En réalité, la « malédiction des ressources naturelles » affecte la République démocratique du Congo à trois niveaux. Le premier et le plus évident réside dans l’exclusion de la population des dividendes tirés de l’extraction des ressources – une pauvreté galopante malgré les milliards de dollars de revenu générés par les flux de matières premières. Le deuxième renvoie aux logiques délétères – corruption, clientélisme, déstabilisations, affrontements armés – que génère la compétition entre élites politico-économiques pour la captation de la rente minière, dans un contexte de désinstitutionnalisation du secteur. La troisième dimension de la malédiction des ressources naturelles tient au sous-investissement concomitant dans les autres secteurs de l’économie nationale, moins rapidement convertibles en rentes aux yeux des élites, et en particulier dans l’agriculture, qui occupe plus de 70% de la population congolaise et reçoit à peine plus d’un pour cent du budget national, comme l’ont dénoncé avec véhémence les organisations paysannes réunies au forum.
La classe politique relativement épargnée
Enfin, last but not least, Patrice Emery Lumumba appartient à une race d’hommes politiques que l’on peut considérer « hors norme » dans le Congo d’aujourd’hui, race pour laquelle l’exercice du pouvoir ne rime pas avec le « se servir d’abord » mais avec la recherche de l’intérêt commun et de la cohésion nationale. A cet égard, on aura cependant pu constater que le rôle de la classe politique, passée et présente, dans la mise en coupe réglée des richesses du pays et la paupérisation généralisée, a nettement moins fait l’objet de condamnations, lors de ce forum, que celui du néolibéralisme, des multinationales, de la dette, des puissances occidentales ou des nations voisines...
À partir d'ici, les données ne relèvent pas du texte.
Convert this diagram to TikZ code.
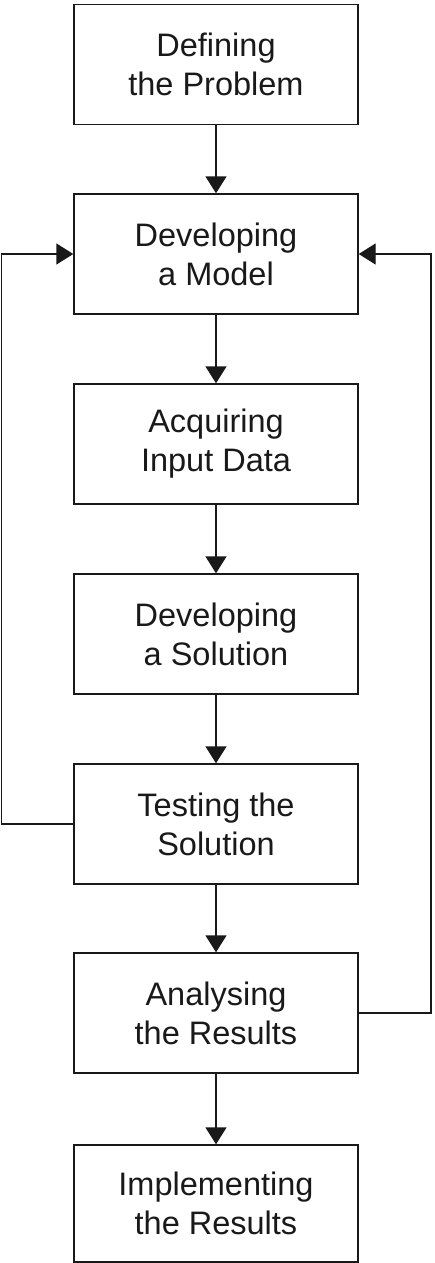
\documentclass[tikz,border=0pt]{standalone}
\usepackage{fontspec}
\setmainfont{Liberation Sans}
\usetikzlibrary{arrows.meta}
\begin{document}
\begin{tikzpicture}[x=1pt,y=-1pt,
  stepbox/.style={draw=black!90,line width=1.4pt,minimum width=284pt,minimum height=120pt,
    inner sep=0pt,align=center,font=\fontsize{32.5}{39}\selectfont,text=black!90},
  flow/.style={draw=black!90,line width=1.4pt,-{Triangle[width=21pt,length=17pt]}}]
\useasboundingbox (0,0) rectangle (434,1263);
\node[stepbox] (b1) at (216,64.5) {Defining\\the Problem};
\node[stepbox] (b2) at (216,254) {Developing\\a Model};
\node[stepbox] (b3) at (216,444) {Acquiring\\Input Data};
\node[stepbox] (b4) at (216,634) {Developing\\a Solution};
\node[stepbox] (b5) at (216,824) {Testing the\\Solution};
\node[stepbox] (b6) at (216,1013) {Analysing\\the Results};
\node[stepbox,minimum height=117pt] (b7) at (216,1203.5) {Implementing\\the Results};
\draw[flow] (b1) -- (b2);
\draw[flow] (b2) -- (b3);
\draw[flow] (b3) -- (b4);
\draw[flow] (b4) -- (b5);
\draw[flow] (b5) -- (b6);
\draw[flow] (b6) -- (b7);
\coordinate (lx) at (1.5,0);
\coordinate (rx) at (431,0);
\draw[flow] (b5.west) -- (b5.west -| lx) -- (b2.west -| lx) -- (b2.west);
\draw[flow] (b6.east) -- (b6.east -| rx) -- (b2.east -| rx) -- (b2.east);
\end{tikzpicture}
\end{document}
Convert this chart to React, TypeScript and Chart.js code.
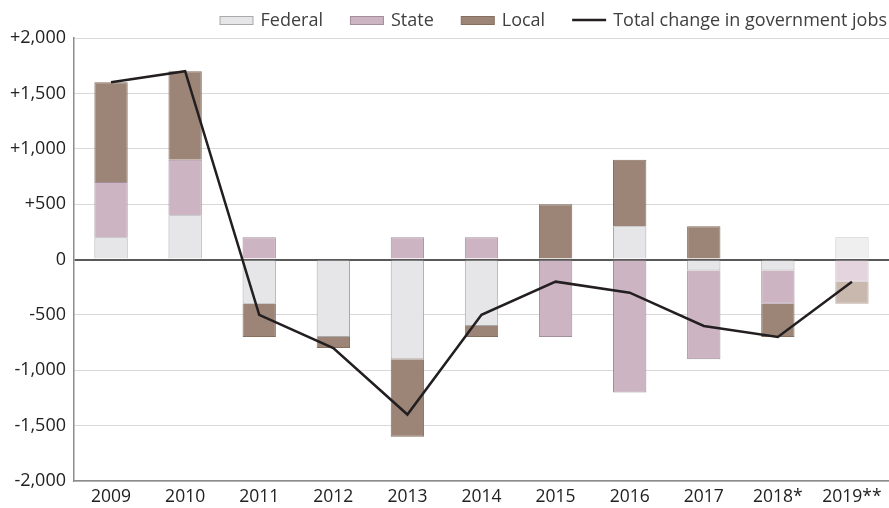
import React, { useEffect, useRef } from "react";
import { Chart, registerables } from "chart.js";

Chart.register(...registerables);

const categories = ["2009", "2010", "2011", "2012", "2013", "2014", "2015", "2016", "2017", "2018*", "2019**"];
const federal = [200, 400, -400, -700, -900, -600, 0, 300, -100, -100, 200];
const state = [500, 500, 200, 0, 200, 200, -700, -1200, -800, -300, -200];
const local = [900, 800, -300, -100, -700, -100, 500, 600, 300, -300, -200];
const total = [1600, 1700, -500, -800, -1400, -500, -200, -300, -600, -700, -200];
const yTicks = [-2000, -1500, -1000, -500, 0, 500, 1000, 1500, 2000];

const FONT = "'Open Sans', sans-serif";

function perBar(normal: string, last: string) {
  return categories.map((_, i) => (i === categories.length - 1 ? last : normal));
}

const legendPlugin = {
  id: "customLegend",
  afterDraw(chart: any) {
    const ctx = chart.ctx;
    const ds = chart.data.datasets;
    ctx.save();
    ctx.font = `18px ${FONT}`;
    const boxW = 34;
    const boxH = 8;
    const gap = 7;
    const spacing = 27;
    const widths = ds.map((d: any) => boxW + gap + ctx.measureText(d.label).width);
    const totalW = widths.reduce((a: number, b: number) => a + b, 0) + spacing * (ds.length - 1);
    let x = chart.width - 2 - totalW;
    const yc = 20;
    ds.forEach((d: any, i: number) => {
      if (d.type === "line") {
        ctx.strokeStyle = d.borderColor;
        ctx.lineWidth = 2.5;
        ctx.beginPath();
        ctx.moveTo(x, yc);
        ctx.lineTo(x + boxW, yc);
        ctx.stroke();
      } else {
        ctx.fillStyle = d.backgroundColor[0];
        ctx.strokeStyle = d.borderColor[0];
        ctx.lineWidth = 1;
        ctx.fillRect(x + 0.5, yc - boxH / 2 + 0.5, boxW - 1, boxH);
        ctx.strokeRect(x + 0.5, yc - boxH / 2 + 0.5, boxW - 1, boxH);
      }
      ctx.fillStyle = "#404040";
      ctx.textBaseline = "middle";
      ctx.textAlign = "left";
      ctx.fillText(d.label, x + boxW + gap, yc + 1);
      x += widths[i] + spacing;
    });
    ctx.restore();
  },
};

export default function App() {
  const ref = useRef<HTMLCanvasElement | null>(null);
  useEffect(() => {
    if (!ref.current) return;
    const chart = new Chart(ref.current, {
      type: "bar",
      data: {
        labels: categories,
        datasets: [
          {
            type: "bar",
            label: "Federal",
            data: federal,
            backgroundColor: perBar("#e6e6e8", "#efeff0"),
            borderColor: perBar("#a9a9a9", "#c8c8c8"),
            borderWidth: 1,
            stack: "jobs",
            order: 1,
            barPercentage: 0.9,
            categoryPercentage: 0.5,
          } as any,
          {
            type: "bar",
            label: "State",
            data: state,
            backgroundColor: perBar("#cdb4c3", "#e4d4dd"),
            borderColor: perBar("#a38f9c", "#cbbdc5"),
            borderWidth: 1,
            stack: "jobs",
            order: 1,
            barPercentage: 0.9,
            categoryPercentage: 0.5,
          },
          {
            type: "bar",
            label: "Local",
            data: local,
            backgroundColor: perBar("#9c8577", "#c9b8ae"),
            borderColor: perBar("#85705f", "#bcaaa0"),
            borderWidth: 1,
            stack: "jobs",
            order: 1,
            barPercentage: 0.9,
            categoryPercentage: 0.5,
          },
          {
            type: "line",
            label: "Total change in government jobs",
            data: total,
            borderColor: "#231f20",
            backgroundColor: "#231f20",
            borderWidth: 2.5,
            pointRadius: 0,
            tension: 0,
            stack: "total",
            order: 0,
          } as any,
        ],
      },
      plugins: [legendPlugin],
      options: {
        animation: false,
        responsive: true,
        maintainAspectRatio: false,
        layout: { padding: { left: 0, right: 0, top: 38, bottom: 0 } },
        plugins: {
          tooltip: { enabled: false },
          legend: { display: false },
        },
        scales: {
          x: {
            stacked: true,
            grid: { display: false, drawTicks: false },
            border: { display: true, color: "#8c8c8c", width: 1.5 },
            ticks: { font: { family: FONT, size: 17.5 }, color: "#222", padding: 6 },
            afterFit: (axis: any) => {
              axis.height = 27;
            },
          },
          y: {
            stacked: true,
            min: -2000,
            max: 2000,
            afterBuildTicks: (axis: any) => {
              axis.ticks = yTicks.map((v) => ({ value: v }));
            },
            afterFit: (axis: any) => {
              axis.width = 74;
            },
            grid: {
              drawTicks: false,
              color: (ctx: any) => (ctx.tick && ctx.tick.value === 0 ? "#595959" : "#d9d9d9"),
              lineWidth: (ctx: any) => (ctx.tick && ctx.tick.value === 0 ? 2 : 1),
            },
            border: { display: true, color: "#8c8c8c", width: 1.5 },
            ticks: {
              font: { family: FONT, size: 18 },
              color: "#222",
              padding: 8,
              callback: (v: any) => {
                const n = Number(v);
                const s = Math.abs(n).toLocaleString("en-US");
                if (n > 0) return "+" + s;
                if (n < 0) return "-" + s;
                return "0";
              },
            },
          },
        },
      },
    });
    return () => chart.destroy();
  }, []);
  return (
    <div style={{ position: "fixed", left: 0, top: 0, width: 889, height: 508, background: "#fff" }}>
      <canvas ref={ref} />
    </div>
  );
}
Une situation évidemment due au contexte répressif qui règne en RDC, dans lequel l’organisation d’un grand rassemblement d’organisations sociales – et d’une marche à travers les principales artères de la capitale ! - est envisagée avec la plus grande suspicion par les autorités, promptes à y voir une agitation potentiellement source de déstabilisation politique, et exige un investissement inimaginable de la part des organisateurs pour lever les innombrables obstacles administratifs et policiers. Avec comme contrepartie une mise en sourdine des griefs ciblant plus explicitement les autorités ayant accepté la tenue de l’événement ? Une modération certainement alimentée aussi par le climat politique de ces derniers mois, « les tragiques événements de l’Est » étant instrumentalisés par le pouvoir en vue de « sonner l’appel au grand rassemblement patriotique autour du drapeau » et d’obtenir ainsi, « à la faveur d’un sentiment d’urgence, un soutien qu’il ne peut tirer d’une légitimité démocratique qui lui manque » (Forum des As, 31 janvier 2013).
On ne pourra cependant s’empêcher d’y voir aussi un certain « biais altermondialiste », observable également aux forums de Porto Alegre, Mumbai, Florence ou Paris, qui consiste à concentrer la critique sur les mécanismes de domination internationaux (réels, bien entendu) et à épargner les rapports de pouvoir locaux et les puissants mécanismes de prédation internes qui concourent au creusement des inégalités et à la reproduction de la misère de masse.